--- START OF Rows ---

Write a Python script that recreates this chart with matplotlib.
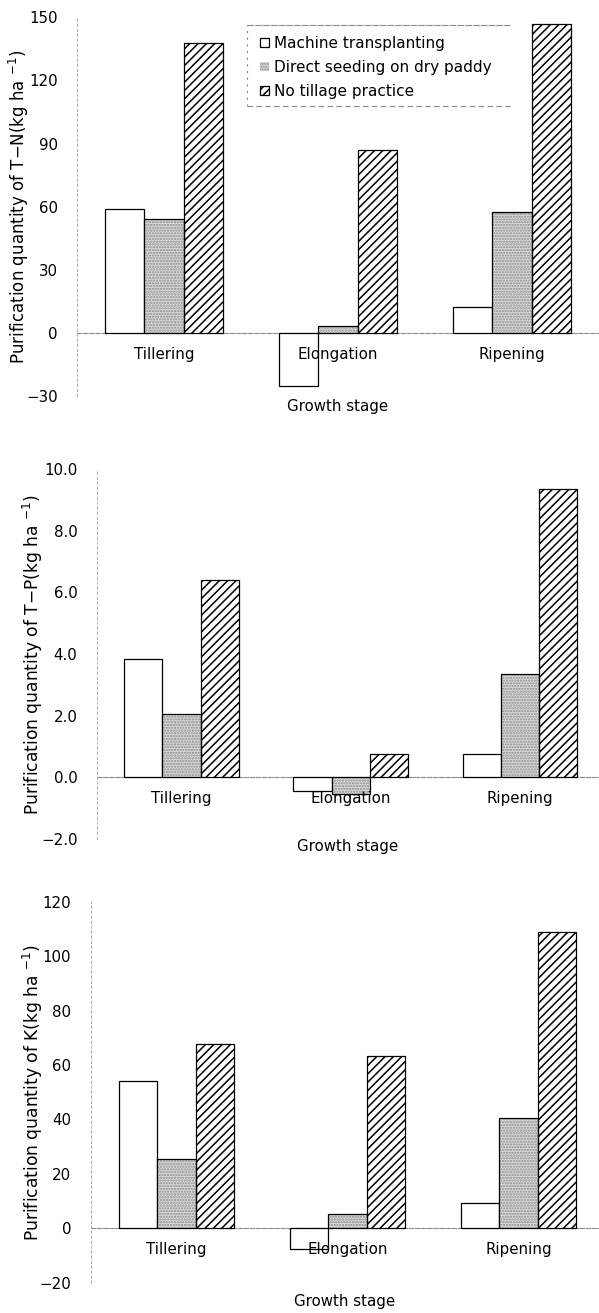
import matplotlib
matplotlib.use('Agg')
import matplotlib.pyplot as plt
import numpy as np

stages = ['Tillering', 'Elongation', 'Ripening']
practices = ['Machine transplanting', 'Direct seeding on dry paddy', 'No tillage practice']

# purification quantities (kg ha-1)
tn_mt = [58.9, -25.3, 12.3]
tn_ds = [54.1, 3.2, 57.3]
tn_nt = [137.6, 86.7, 146.9]

tp_mt = [3.83, -0.43, 0.76]
tp_ds = [2.06, -0.54, 3.35]
tp_nt = [6.41, 0.76, 9.35]

k_mt = [54.2, -7.7, 9.1]
k_ds = [25.6, 5.1, 40.6]
k_nt = [67.6, 63.4, 108.9]

tn_ticks = [-30, 0, 30, 60, 90, 120, 150]
tp_ticks = [-2.0, 0.0, 2.0, 4.0, 6.0, 8.0, 10.0]
k_ticks = [-20, 0, 20, 40, 60, 80, 100, 120]

plt.rcParams['font.family'] = ['DejaVu Sans']
plt.rcParams['hatch.linewidth'] = 1.1

W, H = 599, 1313
fig = plt.figure(figsize=(W / 100, H / 100), dpi=100)

FS = 10.8
bw = 0.225
x = np.arange(len(stages))


def panel(rect, mt, ds, nt, ticks, fmt, ylabel, ylab_x, xlim_r, xlab_y, ylab_fs=12.3):
    ax = fig.add_axes(rect)
    b1 = ax.bar(x - bw, mt, bw, facecolor='white', edgecolor='black', lw=0.9, zorder=3)
    # stippled bars: grey dots, then black outline on top
    b2 = ax.bar(x, ds, bw, facecolor='#dcdcdc', edgecolor='#8a8a8a', hatch='......', lw=0, zorder=3)
    ax.bar(x, ds, bw, facecolor='none', edgecolor='black', lw=0.9, zorder=4)
    b3 = ax.bar(x + bw, nt, bw, facecolor='white', edgecolor='black', hatch='////', lw=0.9, zorder=3)

    ax.set_xlim(-0.5, xlim_r)
    ax.set_ylim(ticks[0], ticks[-1])
    ax.set_yticks(ticks, [fmt.format(t).replace('-', '\u2212') for t in ticks])
    ax.set_xticks(x, stages)

    for s in ['top', 'right']:
        ax.spines[s].set_visible(False)
    ax.spines['bottom'].set_position(('data', 0))
    ax.spines['bottom'].set_color('#8c8c8c')
    ax.spines['bottom'].set_linestyle((0, (4, 1.5)))
    ax.spines['bottom'].set_linewidth(0.8)
    ax.spines['bottom'].set_zorder(2)
    ax.spines['left'].set_color('#a0a0a0')
    ax.spines['left'].set_linestyle((0, (3, 3)))
    ax.spines['left'].set_linewidth(0.6)
    ax.xaxis.set_zorder(6)

    ax.tick_params(axis='y', length=0, pad=14, labelsize=FS)
    ax.tick_params(axis='x', length=0, pad=10, labelsize=FS)
    ax.set_ylabel(ylabel, fontsize=ylab_fs, va='center')
    ax.yaxis.set_label_coords(ylab_x, 0.5)
    ax.text(0.5, xlab_y, 'Growth stage', transform=ax.transAxes,
            ha='center', va='center', fontsize=FS)
    return ax, (b1, b2, b3)


ax1, handles = panel([0.1285, 0.6984, 0.8715, 0.2884], tn_mt, tn_ds, tn_nt,
                     tn_ticks, '{:.0f}', 'Purification quantity of T\u2212N(kg ha $^{-1}$)',
                     -0.112, 2.5, -0.029, ylab_fs=12.0)
ax2, _ = panel([0.1619, 0.3610, 0.8381, 0.2818], tp_mt, tp_ds, tp_nt,
               tp_ticks, '{:.1f}', 'Purification quantity of T\u2212P(kg ha $^{-1}$)',
               -0.1275, 2.47, -0.0216)
ax3, _ = panel([0.1514, 0.0231, 0.8486, 0.2902], k_mt, k_ds, k_nt,
               k_ticks, '{:.0f}', 'Purification quantity of K(kg ha $^{-1}$)',
               -0.1135, 2.47, -0.05)

leg = ax1.legend(handles, practices, loc='upper left', bbox_to_anchor=(0.338, 0.969),
                 borderaxespad=0, frameon=False, fontsize=11,
                 handlelength=0.55, handleheight=0.55, handletextpad=0.35,
                 labelspacing=0.6, borderpad=0.45)
leg.set_zorder(5)

# broken legend box: top, bottom and left lines only
box = dict(transform=ax1.transAxes, clip_on=False, color='#8a8a8a', lw=0.8, zorder=5)
ax1.plot([0.325, 0.8295], [0.980, 0.980], ls=(0, (6, 1)), **box)
ax1.plot([0.325, 0.8295], [0.766, 0.766], ls=(0, (5, 3)), **box)
ax1.plot([0.325, 0.325], [0.766, 0.980], ls=(0, (2, 4)), **box)

fig.savefig('out.png', dpi=100)
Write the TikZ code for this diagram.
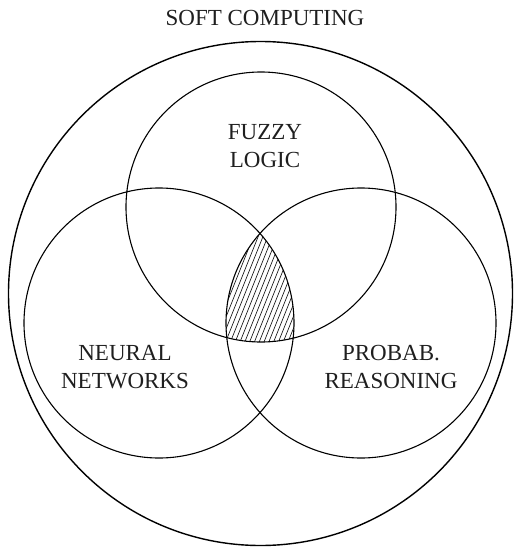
\documentclass[tikz,border=0pt]{standalone}
\usepackage{fontspec}
\setmainfont{Liberation Serif}
\usepackage{tikz}

\begin{document}
\begin{tikzpicture}[x=1pt, y=-1pt,
  universe/.style={draw, line width=1.4pt},
  set/.style={draw, line width=1.1pt},
  hatch/.style={line width=0.6pt},
  lbl/.style={font=\fontsize{23}{28}\selectfont, align=center, text=black!88, inner sep=0pt}]
\useasboundingbox (0,0) rectangle (516,552);
% centres of the sets
\coordinate (U) at (260.5,293.5);
\coordinate (F) at (261,207);
\coordinate (N) at (159,323);
\coordinate (P) at (361,323);

% hatched core (all three sets)
\begin{scope}
  \clip (F) circle (135);
  \clip (N) circle (135);
  \clip (P) circle (135);
  \foreach \i in {0,...,40}
    \draw[hatch] (180+\i*4.8,360) -- ++(60,-150);
\end{scope}

\draw[universe] (U) circle (252);
\draw[set] (F) circle (135);
\draw[set] (N) circle (135);
\draw[set] (P) circle (135);

\node[lbl] (soft) at (265,18) {SOFT COMPUTING};
\node[lbl] (fuzzy) at (265,146) {FUZZY\\LOGIC};
\node[lbl] (neural) at (125,367) {NEURAL\\NETWORKS};
\node[lbl] (prob) at (391,367) {PROBAB.\\REASONING};
\end{tikzpicture}
\end{document}
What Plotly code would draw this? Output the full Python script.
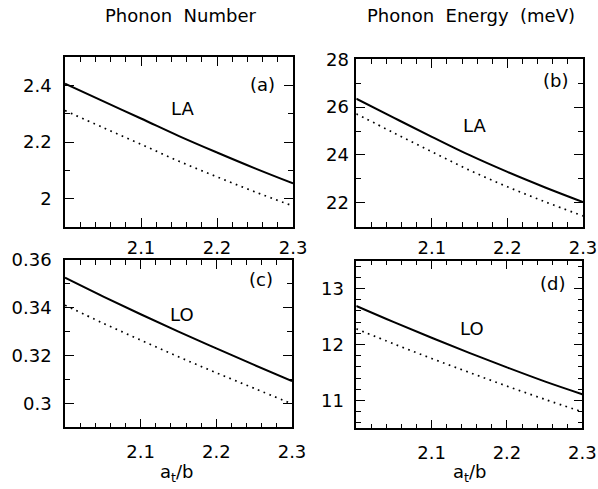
import plotly.graph_objects as go

x = [2.0, 2.05, 2.1, 2.15, 2.2, 2.25, 2.3]

num_la_solid = [2.406, 2.344, 2.283, 2.221, 2.163, 2.107, 2.054]
num_la_dot = [2.311, 2.251, 2.192, 2.132, 2.077, 2.024, 1.974]
en_la_solid = [26.35, 25.55, 24.76, 23.99, 23.29, 22.64, 22.03]
en_la_dot = [25.72, 24.92, 24.13, 23.36, 22.67, 22.04, 21.45]
num_lo_solid = [0.3526, 0.3448, 0.3373, 0.3300, 0.3230, 0.3161, 0.3093]
num_lo_dot = [0.3411, 0.3336, 0.3265, 0.3195, 0.3128, 0.3063, 0.2998]
en_lo_solid = [12.69, 12.40, 12.12, 11.85, 11.59, 11.34, 11.11]
en_lo_dot = [12.28, 12.01, 11.75, 11.50, 11.255, 11.02, 10.795]

x_ticks = [2.1, 2.2, 2.3]
x_ticklabels = ["2.1", "2.2", "2.3"]

panels = [
    dict(solid=num_la_solid, dot=num_la_dot, yr=[1.9, 2.5], yt=[2.0, 2.2, 2.4], ytl=["2", "2.2", "2.4"], ym=0.1,
         tag="(a)", tagpos=(2.26, 2.404), lab="LA", labpos=(2.155, 2.32),
         xd=[0.1087, 0.49], yd=[0.5358, 0.8834], sto=8, xsto=4),
    dict(solid=en_la_solid, dot=en_la_dot, yr=[21, 28], yt=[22, 24, 26, 28], ytl=["22", "24", "26", "28"], ym=1,
         tag="(b)", tagpos=(2.263, 27.1), lab="LA", labpos=(2.157, 25.22),
         xd=[0.5958, 0.9749], yd=[0.5364, 0.8787], sto=2, xsto=4),
    dict(solid=num_lo_solid, dot=num_lo_dot, yr=[0.29, 0.36], yt=[0.30, 0.32, 0.34, 0.36], ytl=["0.3", "0.32", "0.34", "0.36"], ym=0.01,
         tag="(c)", tagpos=(2.259, 0.3519), lab="LO", labpos=(2.155, 0.3372),
         xd=[0.1087, 0.4883], yd=[0.1262, 0.4683], sto=8, xsto=7),
    dict(solid=en_lo_solid, dot=en_lo_dot, yr=[10.5, 13.5], yt=[11, 12, 13], ytl=["11", "12", "13"], ym=0.2,
         tag="(d)", tagpos=(2.26, 13.1), lab="LO", labpos=(2.154, 12.29),
         xd=[0.5958, 0.9737], yd=[0.1241, 0.4669], sto=7, xsto=7),
]

FONT = "DejaVu Sans, sans-serif"
fig = go.Figure()
annotations = []
for i, p in enumerate(panels):
    n = "" if i == 0 else str(i + 1)
    xa, ya = "x" + n, "y" + n
    fig.add_trace(go.Scatter(x=x, y=p["solid"], mode="lines", line=dict(color="black", width=2, shape="spline"),
                             xaxis=xa, yaxis=ya, showlegend=False, hoverinfo="skip"))
    fig.add_trace(go.Scatter(x=x, y=p["dot"], mode="lines", line=dict(color="black", width=1.7, dash="1.7px,4.5px", shape="spline"),
                             xaxis=xa, yaxis=ya, showlegend=False, hoverinfo="skip"))
    axcommon = dict(showgrid=False, zeroline=False, showline=True, linecolor="black", linewidth=1.5,
                    mirror="allticks", ticks="inside", ticklen=9, tickwidth=1.3, tickcolor="black",
                    automargin=False, tickfont=dict(family=FONT, size=18, color="black"))
    fig.layout["xaxis" + n] = dict(axcommon, domain=p["xd"], range=[2.0, 2.3], tickvals=x_ticks, ticktext=x_ticklabels,
                                   anchor=ya, ticklabelstandoff=p["xsto"],
                                   minor=dict(dtick=0.02, tick0=2.0, ticks="inside", ticklen=5, tickcolor="black", tickwidth=1.2))
    fig.layout["yaxis" + n] = dict(axcommon, domain=p["yd"], range=p["yr"], tickvals=p["yt"], ticktext=p["ytl"],
                                   anchor=xa, ticklabelstandoff=p["sto"],
                                   minor=dict(dtick=p["ym"], tick0=p["yt"][0], ticks="inside", ticklen=5, tickcolor="black", tickwidth=1.2))
    annotations.append(dict(x=p["tagpos"][0], y=p["tagpos"][1], xref=xa, yref=ya, text=p["tag"], showarrow=False,
                            xanchor="center", yanchor="middle", font=dict(family=FONT, size=18, color="black")))
    annotations.append(dict(x=p["labpos"][0], y=p["labpos"][1], xref=xa, yref=ya, text=p["lab"], showarrow=False,
                            xanchor="center", yanchor="middle", font=dict(family=FONT, size=18, color="black")))

annotations += [
    dict(x=180 / 598, y=1 - 15 / 489, xref="paper", yref="paper", text="Phonon&nbsp;&nbsp;Number", showarrow=False,
         xanchor="center", yanchor="middle", font=dict(family=FONT, size=18, color="black")),
    dict(x=471 / 598, y=1 - 15 / 489, xref="paper", yref="paper", text="Phonon&nbsp;&nbsp;Energy&nbsp;&nbsp;(meV)", showarrow=False,
         xanchor="center", yanchor="middle", font=dict(family=FONT, size=18, color="black")),
    dict(x=176 / 598, y=1 - 473 / 489, xref="paper", yref="paper", text="a<sub>t</sub>/b", showarrow=False,
         xanchor="center", yanchor="middle", font=dict(family=FONT, size=18, color="black")),
    dict(x=469 / 598, y=1 - 473 / 489, xref="paper", yref="paper", text="a<sub>t</sub>/b", showarrow=False,
         xanchor="center", yanchor="middle", font=dict(family=FONT, size=18, color="black")),
]

fig.update_layout(width=598, height=489, margin=dict(l=0, r=0, t=0, b=0), paper_bgcolor="white",
                  plot_bgcolor="white", annotations=annotations, showlegend=False)
fig.write_html("out.html")
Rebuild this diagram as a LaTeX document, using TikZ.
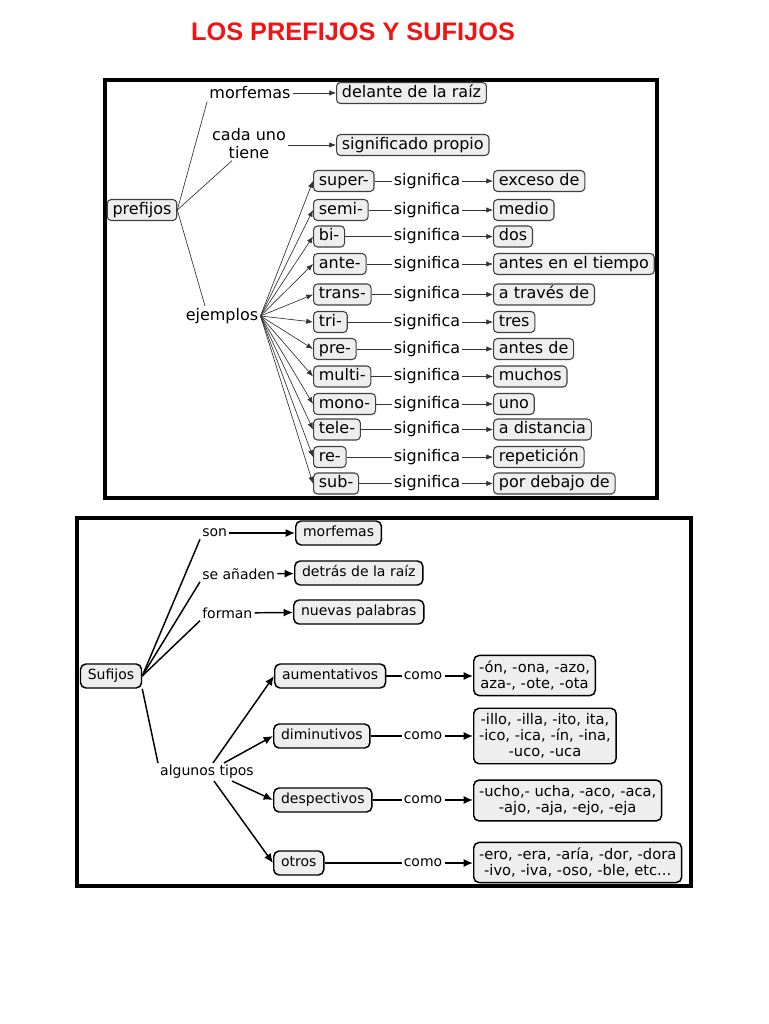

--- END OF Rows ---

What you will do
The lines from the top of the data above through the one holding "k_nt = [67.6, 63.4, 108.9]" are to be repeated exactly, and only those, with no pictures.

Response below
Write a Python script that recreates this chart with matplotlib.
import matplotlib
matplotlib.use('Agg')
import matplotlib.pyplot as plt
import numpy as np

stages = ['Tillering', 'Elongation', 'Ripening']
practices = ['Machine transplanting', 'Direct seeding on dry paddy', 'No tillage practice']

# purification quantities (kg ha-1)
tn_mt = [58.9, -25.3, 12.3]
tn_ds = [54.1, 3.2, 57.3]
tn_nt = [137.6, 86.7, 146.9]

tp_mt = [3.83, -0.43, 0.76]
tp_ds = [2.06, -0.54, 3.35]
tp_nt = [6.41, 0.76, 9.35]

k_mt = [54.2, -7.7, 9.1]
k_ds = [25.6, 5.1, 40.6]
k_nt = [67.6, 63.4, 108.9]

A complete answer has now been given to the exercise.